Samas means compounding: two or more meaningful words combine and become a compact samasik pad. In a compound, case markers, postpositions, conjunctions, and explanatory words are usually suppressed. Samas-vigrah reverses that compression and expands the compound into its fuller phrase. For example, rajputra may be expanded as raja ka putra; the relation hidden inside the compound is possession or relation. In neelkamal, the first member qualifies the second, so the expansion is neela kamal. In pratidin, the sense is adverbial: din-pratidin or har din depending on usage. The examination asks which internal relation is active, not merely whether two words are joined.
Prefixes and suffixes are different from samas. A prefix is a bound or semi-bound word element placed before a base: pra + gati gives pragati; a + yogya gives ayogya; anu + karan gives anukaran. A suffix comes after a base and forms a new word or a new grammatical category: likh + ak gives lekhak; meetha + aas gives mithaas; raja + tva gives rajatva. Prefixes mainly change direction, intensity, negation, sequence, quality, or relation. Suffixes often create nouns, adjectives, abstract nouns, agents, qualities, places, or states.
The main trap is visual guessing.
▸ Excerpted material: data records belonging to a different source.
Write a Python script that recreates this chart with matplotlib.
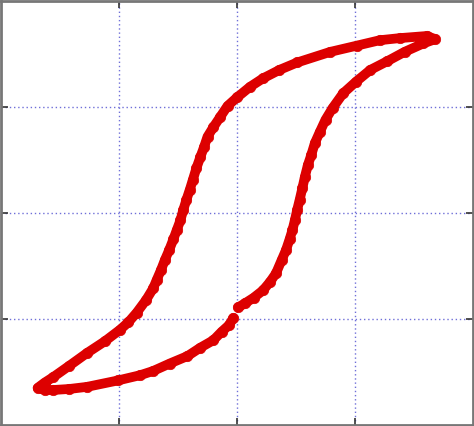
import numpy as np
import matplotlib
matplotlib.use('Agg')
import matplotlib.pyplot as plt

# rising branch (starts at the small gap near the centre)
up_x = [0.01, 0.07, 0.14, 0.22, 0.28, 0.33, 0.38, 0.415, 0.445, 0.47, 0.49, 0.51, 0.53, 0.555,
        0.575, 0.60, 0.63, 0.66, 0.70, 0.75, 0.81, 0.90, 1.01, 1.13, 1.27, 1.42, 1.58, 1.68]
up_y = [-0.89, -0.85, -0.80, -0.73, -0.65, -0.57, -0.44, -0.35, -0.25, -0.16, -0.07, 0.03, 0.12, 0.24,
        0.34, 0.45, 0.55, 0.66, 0.76, 0.88, 0.99, 1.13, 1.24, 1.35, 1.43, 1.52, 1.60, 1.64]

# falling branch (top tip back to bottom tip)
down_x = [1.61, 1.38, 1.21, 1.02, 0.79, 0.51, 0.36, 0.22, 0.11, 0.00, -0.08, -0.14, -0.20,
          -0.25, -0.28, -0.31, -0.345, -0.375, -0.40, -0.43, -0.455, -0.48, -0.51, -0.54, -0.575,
          -0.61, -0.645, -0.68, -0.71, -0.77, -0.85, -0.92, -0.99, -1.12, -1.27, -1.42, -1.56,
          -1.63, -1.69]
down_y = [1.67, 1.65, 1.63, 1.58, 1.52, 1.42, 1.35, 1.27, 1.19, 1.09, 1.01, 0.91, 0.81,
          0.72, 0.62, 0.53, 0.42, 0.31, 0.22, 0.12, 0.03, -0.07, -0.16, -0.25, -0.35,
          -0.44, -0.54, -0.63, -0.71, -0.82, -0.94, -1.03, -1.10, -1.21, -1.32, -1.44, -1.55,
          -1.60, -1.65]

# lower return branch up to the gap
low_x = [-1.63, -1.56, -1.42, -1.27, -1.01, -0.82, -0.71, -0.57, -0.42, -0.31, -0.20, -0.13, -0.07, -0.03]
low_y = [-1.67, -1.67, -1.66, -1.64, -1.58, -1.53, -1.49, -1.42, -1.35, -1.27, -1.20, -1.12, -1.06, -0.99]

ticks = [-1, 0, 1]

x = np.array(up_x + down_x + low_x)
y = np.array(up_y + down_y + low_y)

fig = plt.figure(figsize=(4.74, 4.26), dpi=100)
ax = fig.add_axes([1 / 474, 1 / 426, 472 / 474, 424 / 426])

red = '#dd0000'
ax.plot(x, y, '-', color=red, lw=7.0, solid_capstyle='round', solid_joinstyle='round', zorder=3)
ax.plot(x, y, 'o', color=red, ms=7.5, mec=red, mew=0.5, zorder=4)

ax.set_xlim(-2, 2)
ax.set_ylim(-2, 2)
ax.set_xticks(ticks)
ax.set_yticks(ticks)
ax.set_xticklabels([])
ax.set_yticklabels([])
ax.tick_params(direction='in', length=5, width=1.2, color='#333333',
               top=True, right=True, bottom=True, left=True)
ax.grid(True, linestyle=(0, (1, 2)), color='#6f6fd8', lw=1.0)
for s in ax.spines.values():
    s.set_color('#777777')
    s.set_linewidth(2)

fig.savefig('out.png', dpi=100)
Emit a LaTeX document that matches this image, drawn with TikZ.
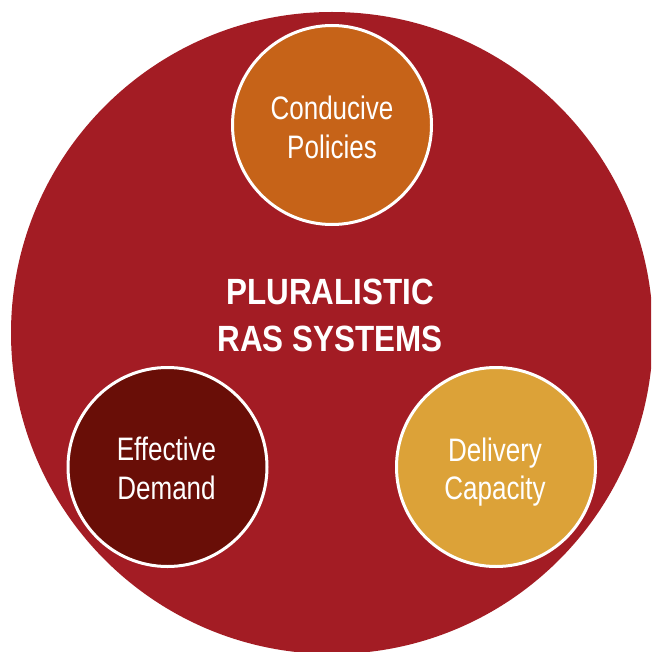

A word beginning with su is not always prefix plus base; sur is not su + r in exam logic. A word ending in ta is not automatically a suffixal abstract noun; mata should not be split as ma + ta. Similarly, every long word is not a compound. The candidate must ask: can the remaining part stand as a meaningful base after removing the suspected prefix or suffix? Does the proposed expansion preserve the meaning of the given word? Does the answer option match the dominant internal relation?
For LDC-level practice, build a three-step habit. First, identify the construction: compound, prefixal word, or suffixal word. Second, test the split: members must be meaningful and the meaning after expansion must remain close to the given word. Third, match the technical label only after understanding the relation. This order prevents common errors such as calling trilok dvandva only because it has a number, or treating kuputra as a samas when the real formation is prefix ku plus putra. The rest of the topic follows this same form-first method.